Heavy downpours across the country cause widespread devastation

Consistent heavy rainfall across the country over the last few days has triggered excessive floods, devastating standing rice crops, inundating homes and killing at least five people.

Farmers try to salvage whatever rice crop they can from flooded fields in Hai Lang District in Quang Tri Province (Photo: SGGP)

Prolonged downpours have quickly raised flood levels in rivers in the northern central provinces from Thanh Hoa to Ha Tinh. Water levels reached 6.63m at Kim Tan Station on Buoi River, 22.29m and 6.72m in Dua and Nam Dan stations on the Ca River.

The Flood and Storm Prevention Steering Committee in Nghe An Province said that heavy rains lasted throughout September 9-12 causing widespread inundation of areas. Three people reportedly died as they were swept away by floodwaters.

More than 400 houses have collapsed in the province and 4,361 hectares of rice crops, 2,867 hectares of corn and vegetables and 174 hectares of industrial trees are lying submerged under floodwaters. 5,110 cubic metres of soil has already been eroded from several roads.

Two people have been reported dead in Da The District of Lam Dong Province in the Central Highlands, with one being swept away and another being struck by lightening. The district has now over 180 houses submerged under floodwaters.

Cat Tien District meanwhile has reported 230 houses and 300 hectares of rice crops lying submerged and over 2,700 poultry having been swept away.
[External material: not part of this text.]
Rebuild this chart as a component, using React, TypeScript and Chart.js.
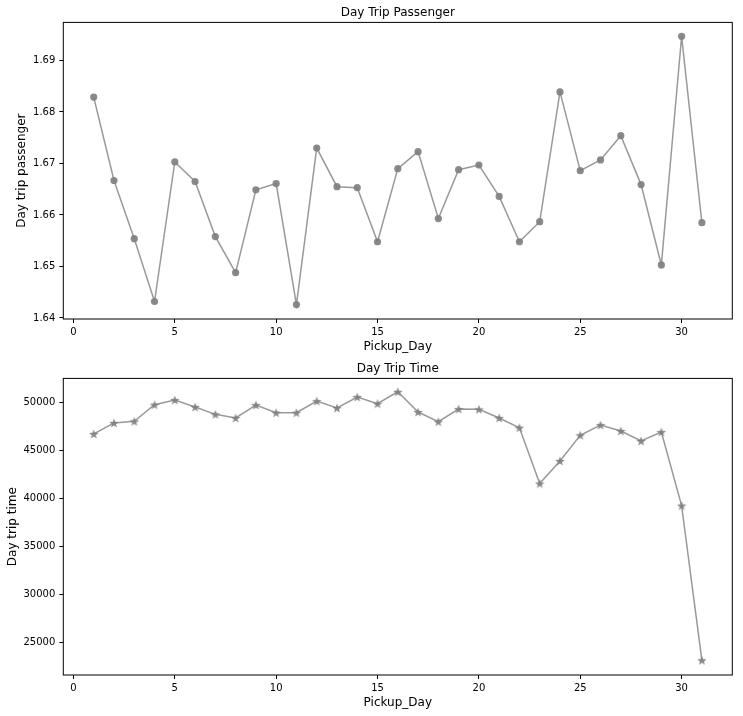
import React, { useEffect, useRef } from 'react';
import { Chart, registerables } from 'chart.js';

Chart.register(...registerables);

const days = [
  1, 2, 3, 4, 5, 6, 7, 8, 9, 10, 11, 12, 13, 14, 15, 16,
  17, 18, 19, 20, 21, 22, 23, 24, 25, 26, 27, 28, 29, 30, 31
];

const passengerValues = [
  1.6829, 1.6667, 1.6554, 1.6432, 1.6703, 1.6665, 1.6558, 1.6488,
  1.6649, 1.6661, 1.6426, 1.6730, 1.6655, 1.6653, 1.6548, 1.6690,
  1.6723, 1.6593, 1.6688, 1.6697, 1.6636, 1.6548, 1.6587, 1.6839,
  1.6686, 1.6707, 1.6754, 1.6659, 1.6503, 1.6947, 1.6585
];

const tripTimeValues = [
  46680, 47820, 47990, 49720, 50210, 49480, 48720, 48340,
  49690, 48890, 48890, 50100, 49380, 50520, 49830, 51070,
  48960, 47960, 49270, 49240, 48340, 47330, 41520, 43870,
  46540, 47610, 46990, 45950, 46880, 39230, 23130
];

const dayTicks = [0, 5, 10, 15, 20, 25, 30];
const passengerTicks = [1.64, 1.65, 1.66, 1.67, 1.68, 1.69];
const tripTimeTicks = [25000, 30000, 35000, 40000, 45000, 50000];

const LINE_GREY = 'rgba(128, 128, 128, 0.8)';
const MARK_GREY = 'rgba(128, 128, 128, 0.92)';
const FONT = "'DejaVu Sans', sans-serif";

// matplotlib style filled star marker
function makeStar(size: number, color: string): HTMLCanvasElement {
  const c = document.createElement('canvas');
  c.width = size;
  c.height = size;
  const ctx = c.getContext('2d')!;
  const cx = size / 2;
  const cy = size / 2 + 0.5;
  const outer = size / 2;
  const inner = outer * 0.42;
  ctx.beginPath();
  for (let i = 0; i < 10; i++) {
    const r = i % 2 === 0 ? outer : inner;
    const a = -Math.PI / 2 + (i * Math.PI) / 5;
    const px = cx + r * Math.cos(a);
    const py = cy + r * Math.sin(a);
    if (i === 0) ctx.moveTo(px, py);
    else ctx.lineTo(px, py);
  }
  ctx.closePath();
  ctx.fillStyle = color;
  ctx.fill();
  return c;
}

// box round the plot area, like matplotlib spines
const frameBox = {
  id: 'frameBox',
  afterDraw(chart: Chart) {
    const { ctx, chartArea: a } = chart;
    ctx.save();
    ctx.strokeStyle = '#000';
    ctx.lineWidth = 1;
    ctx.strokeRect(a.left, a.top, a.right - a.left, a.bottom - a.top);
    ctx.restore();
  }
};

interface Props {
  title: string;
  yLabel: string;
  values: number[];
  yTicks: number[];
  yMin: number;
  yMax: number;
  yTitlePad: number;
  decimals: number;
  marker: 'circle' | 'star';
  height: number;
  bottomPad: number;
}

const DayChart: React.FC<Props> = ({
  title, yLabel, values, yTicks, yMin, yMax, yTitlePad, decimals, marker, height, bottomPad
}) => {
  const canvasRef = useRef<HTMLCanvasElement>(null);

  useEffect(() => {
    if (!canvasRef.current) return;
    const pointStyle = marker === 'star' ? makeStar(10, MARK_GREY) : 'circle';

    const chart = new Chart(canvasRef.current, {
      type: 'line',
      data: {
        datasets: [{
          data: days.map((d, i) => ({ x: d, y: values[i] })),
          borderColor: LINE_GREY,
          borderWidth: 1.5,
          backgroundColor: MARK_GREY,
          pointBackgroundColor: MARK_GREY,
          pointBorderWidth: 0,
          pointRadius: 3.6,
          pointStyle: pointStyle as any,
          tension: 0,
          fill: false
        }]
      },
      options: {
        responsive: false,
        animation: false,
        events: [],
        layout: { padding: { top: 0, left: 0, right: 10.7, bottom: bottomPad } },
        plugins: {
          legend: { display: false },
          tooltip: { enabled: false },
          title: {
            display: true,
            text: title,
            fullSize: false,
            color: '#000',
            font: { family: FONT, size: 12, weight: 'normal' },
            padding: { top: 6, bottom: 2 }
          }
        },
        scales: {
          x: {
            type: 'linear',
            min: -0.5,
            max: 32.5,
            border: { display: false },
            grid: { drawOnChartArea: false, tickLength: 4, tickColor: '#000' },
            afterBuildTicks: (axis: any) => {
              axis.ticks = dayTicks.map(v => ({ value: v }));
            },
            afterFit: (axis: any) => {
              axis.height = 37;
            },
            ticks: {
              color: '#000',
              padding: 3,
              maxRotation: 0,
              font: { family: FONT, size: 10 },
              callback: (v: any) => String(v)
            },
            title: {
              display: true,
              text: 'Pickup_Day',
              color: '#000',
              font: { family: FONT, size: 12 },
              padding: { top: 0, bottom: 2 }
            }
          },
          y: {
            type: 'linear',
            min: yMin,
            max: yMax,
            border: { display: false },
            grid: { drawOnChartArea: false, tickLength: 4, tickColor: '#000' },
            afterBuildTicks: (axis: any) => {
              axis.ticks = yTicks.map(v => ({ value: v }));
            },
            afterFit: (axis: any) => {
              axis.width = 63.3;
            },
            ticks: {
              color: '#000',
              padding: 4,
              font: { family: FONT, size: 10 },
              callback: (v: any) => Number(v).toFixed(decimals)
            },
            title: {
              display: true,
              text: yLabel,
              color: '#000',
              font: { family: FONT, size: 12 },
              padding: { top: yTitlePad, bottom: 0 }
            }
          }
        }
      },
      plugins: [frameBox]
    });

    return () => {
      chart.destroy();
    };
  }, [title, yLabel, values, yTicks, yMin, yMax, yTitlePad, decimals, marker, bottomPad]);

  return <canvas ref={canvasRef} width={743} height={height} style={{ display: 'block' }} />;
};

export default function App() {
  useEffect(() => {
    document.body.style.margin = '0';
  }, []);

  return (
    <div style={{ position: 'relative', width: 743, height: 716, background: '#fff' }}>
      <div style={{ position: 'absolute', left: 0, top: 0 }}>
        <DayChart
          title="Day Trip Passenger"
          yLabel="Day trip passenger"
          values={passengerValues}
          yTicks={passengerTicks}
          yMin={1.6398}
          yMax={1.6974}
          yTitlePad={14.5}
          decimals={2}
          marker="circle"
          height={356}
          bottomPad={0}
        />
      </div>
      <div style={{ position: 'absolute', left: 0, top: 356 }}>
        <DayChart
          title="Day Trip Time"
          yLabel="Day trip time"
          values={tripTimeValues}
          yTicks={tripTimeTicks}
          yMin={21600}
          yMax={52460}
          yTitlePad={5.5}
          decimals={0}
          marker="star"
          height={360}
          bottomPad={4}
        />
      </div>
    </div>
  );
}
According to initial statistics from the agriculture and rural development departments in provinces lying between Nghe An and Thua Thien-Hue, the prolonged heavy rainfall in the past one week has inundated tens of thousands of hectares of rice crops which were waiting to be harvested. Farmers are struggling to reap the submerged rice crop.

Heavy rainfall to extend for next few days

According to the National Hydro Meteorological Forecasting Center, the low pressure trough, which continued to unleash heavy rains in the central and northern regions on September 12, is expected to cause more rainfall in the next 3-4 days.

By September 19-20, a new low pressure trough will take shape in the northern central region and a high pressure system will roll in from the north to bring about more heavy rainfall in the country.

Le Thanh Hai, deputy director of the centre says that torrential rain is still expected to occur in September at least on 3 or 4 more occasions and localities nationwide have been placed on alert to watch for severe deluge.

Tens of households in Tuy An District of Phu Yen Province also dipped themselves into flooded fields to harvest whatever rice they could salvage. According to local residents, the district saw small amounts of rain for the last few days, but at 9am on September 12, water levels in the Cai River abruptly surged by one meter, flooding entire rice fields.

About 40 hectares of mature rice has been inundated and the two hectares that had been harvested were swept away. According to locals, the cause was the irrigation reservoirs that released the floodwaters without informing farmers in advance. Such situations have prevailed often in past years.

140 houses in Ham Thuan Nam and Ham Tan District of Binh Thuan Province were inundated. 250 hectares of dragon fruit and hundreds of hectares of rice crops in the two districts suffered the same fate. The province still has rains and some riverside areas are still under deep floodwaters.

Floodwaters rising in Mekong Delta

Flood waters in the Mekong Delta have risen to 3.85m at Tan Chau Station on Tien River and 3.29m at Chau Doc Station on Hau River. The floodwaters will continue to surge in the upper reaches of the rivers.

Farmers in the Mekong Delta are in the first phase of harvesting their autumn-winter rice crop but are handicapped because of continuous rains and rapidly rising floodwaters. Rice harvesters are neutralized in flooded fields and as a result, labor prices have skyrocketed due to a scarcity.

Nguyen Long Hoai, head of the Irrigation Department in Ca Mau Province said that the rain and stormy weather over the last few days has created high surf waves, causing severe landslide along some dyke sections on September 12.

A two kilometre stretch of dyke has suffered serious erosion in Khanh Tien Commune of U Minh District. Sea waves have also swollen tens of kilometres of the dyke area in Dat Mui Commune of Ngoc Hien District.

Rainy conditions also prevail in many parts of the southern regions due to the progressive southwesterly monsoon.